Quasi-New Agreement and Factual Dispute
The court then examined the Fords' assertion regarding a "quasi-new agreement" that may have arisen due to the parties' conduct during the contract's execution. It noted that evidence presented at trial indicated that the Fords had made late and irregular payments over the duration of the lease, suggesting a departure from the strict terms of the agreement. The court highlighted that if parties deviate from the terms of a contract and continue to accept payments, it may create a factual dispute regarding whether a new agreement was formed. Given the evidence presented, the court determined that a jury could find that Rollins' acceptance of late payments constituted a mutual departure from the contract's terms, thereby creating a quasi-new agreement. This finding warranted a jury's consideration of whether Rollins had wrongfully repossessed the alarm system, as the repossession could be seen as inconsistent with the modified agreement between the parties.
Wrongful Repossession Claim
The court concluded that the directed verdict in favor of Rollins on the wrongful repossession claim was erroneous due to the existence of factual disputes regarding the nature of the parties' agreement. The court emphasized that if the jury found evidence of a quasi-new agreement, it might lead to the conclusion that Rollins had acted wrongfully in repossessing the control box without proper notice or adherence to the terms of the modified agreement. The court cited several precedents indicating that whether the parties' conduct constituted a mutual departure from the terms of a contract is typically a question for the jury. Thus, the court reversed the trial court's directed verdict on this issue, allowing the wrongful repossession claim to proceed to jury consideration to determine the validity of the Fords' allegations against Rollins.
Directed Verdict on Counterclaim
Lastly, the court addressed the directed verdict granted in favor of Rollins on its counterclaim for the unpaid balance owed by the Fords.
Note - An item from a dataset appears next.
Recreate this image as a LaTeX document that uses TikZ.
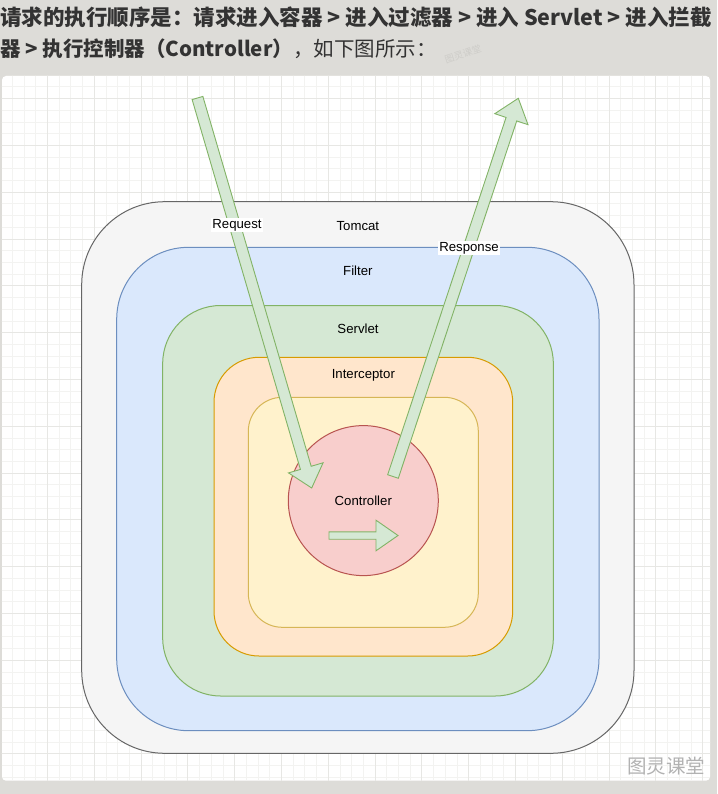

The court noted that the Fords did not dispute the amounts due under the agreement, which Rollins was entitled to receive regardless of the outcome of the wrongful repossession claim. It clarified that the existence of a mutual departure from one term of the contract does not affect the enforceability of other contractual provisions, meaning that Rollins remained entitled to recover the agreed-upon amounts. Therefore, the court affirmed the trial court's granting of a directed verdict on Rollins' counterclaim, concluding that the undisputed debt still stood and was enforceable. This decision reflected the court's recognition of the contractual obligations that remained in effect despite the disputes surrounding the repossession.